One-Pot Bibimbap-Style Spinach Rice & Spicy Beef

Bibimbap, a traditional Korean dish, literally means “mixed rice.” It’s typically served as a bowl of warm white rice topped with seasoned vegetables and sliced meat. This flavorful variation was originally featured in our Real Food Magazine.

SERVINGS

4-6

PREP TIME

1 hr 30 min

Ingredients

  • 3
    tablespoons peanut or vegetable oil
  • 1
    chopped onion
  • 2
    cloves garlic, minced
  • 1
    pound ground beef
  • ½
    teaspoon salt
  • 1
    tablespoon soy sauce
  • 1
    tablespoon brown sugar
  • 2
    teaspoons grated fresh ginger
  • 1
    teaspoon ground chili paste, or to taste, plus more for serving
  • 5
    ounces fresh shiitake mushrooms, stems removed and caps thickly sliced
  • 1
    bunch scallions, white and green parts thinly sliced
  • 2
    cups long-grain white rice
  • 1
    bunch leaf spinach, any thick stems removed, chopped (preferably not baby spinach)
  • 3 ½
    cups of water
  • 1 ½
    tablespoons toasted sesame oil
  • 2
    cups fresh bean sprouts
  • ½
    daikon radish, peeled and thinly sliced (or 1 bunch red radishes, trimmed)
  • 1 to 2
    cups kimchee, mild or hot
  • 2
    tablespoons sesame seeds

Directions

  1. 1

    Combine 2 tablespoons oil and onion in a 4-quart, heavy-based stew pot or Dutch oven over medium heat.
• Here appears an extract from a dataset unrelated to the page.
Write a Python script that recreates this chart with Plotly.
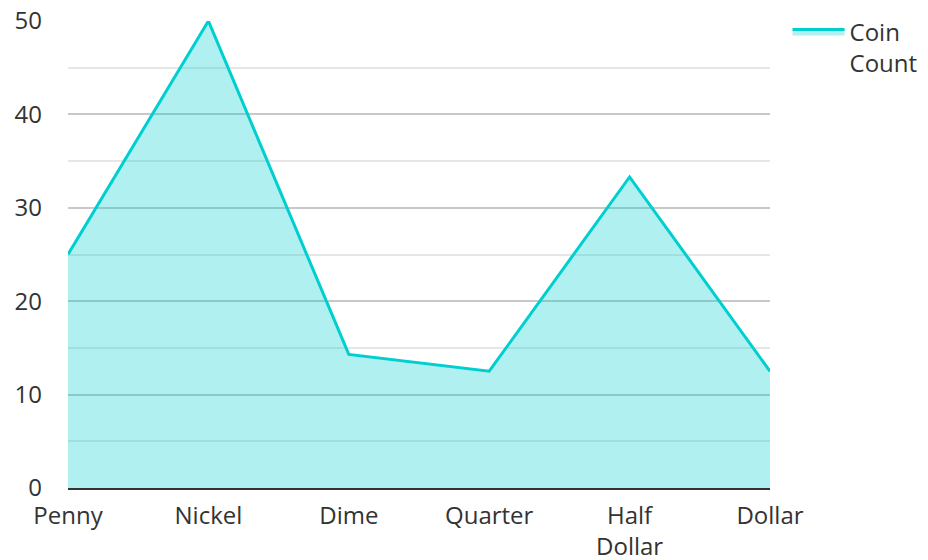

Sauté about 6 minutes, until just beginning to soften.

  2. 2

    Stir in garlic and cook 1 minute, until fragrant.

  3. 3

    Add beef, breaking up with a wooden spoon, and season with ½ teaspoon salt. Cook, stirring often, about 10 minutes, until beef is cooked through.

  4. 4

    Turn off heat and stir in soy sauce, brown sugar, ginger and ½ teaspoon chili paste (or to taste). Use a slotted spoon to transfer beef to a bowl; cover and set aside in a warm spot. Do not rinse pot.

  5. 5

    Return pot to medium heat. Add remaining tablespoon oil, mushrooms and most of scallions, reserving some of the green parts for garnish. Stir and sauté about 3 minutes, until vegetables begin to cook.

  6. 6

    Add rice, spinach, 1 teaspoon salt and ½ teaspoon chili paste. Stir and cook until spinach has wilted.

  7. 7

    Add 3 ½ cups water and bring to a boil. Cover, reduce heat to low, and simmer 15 to 18 minutes, until all liquid is absorbed. Gently fluff with a fork. Drizzle with sesame oil. Shape a well in center, spoon in beef, then cover and let stand 10 minutes.

  8. 8

    To serve, spoon into large bowls, topping each with bean sprouts, kimchee, radish, sesame seeds, reserved scallion greens and a dab of chili paste to taste.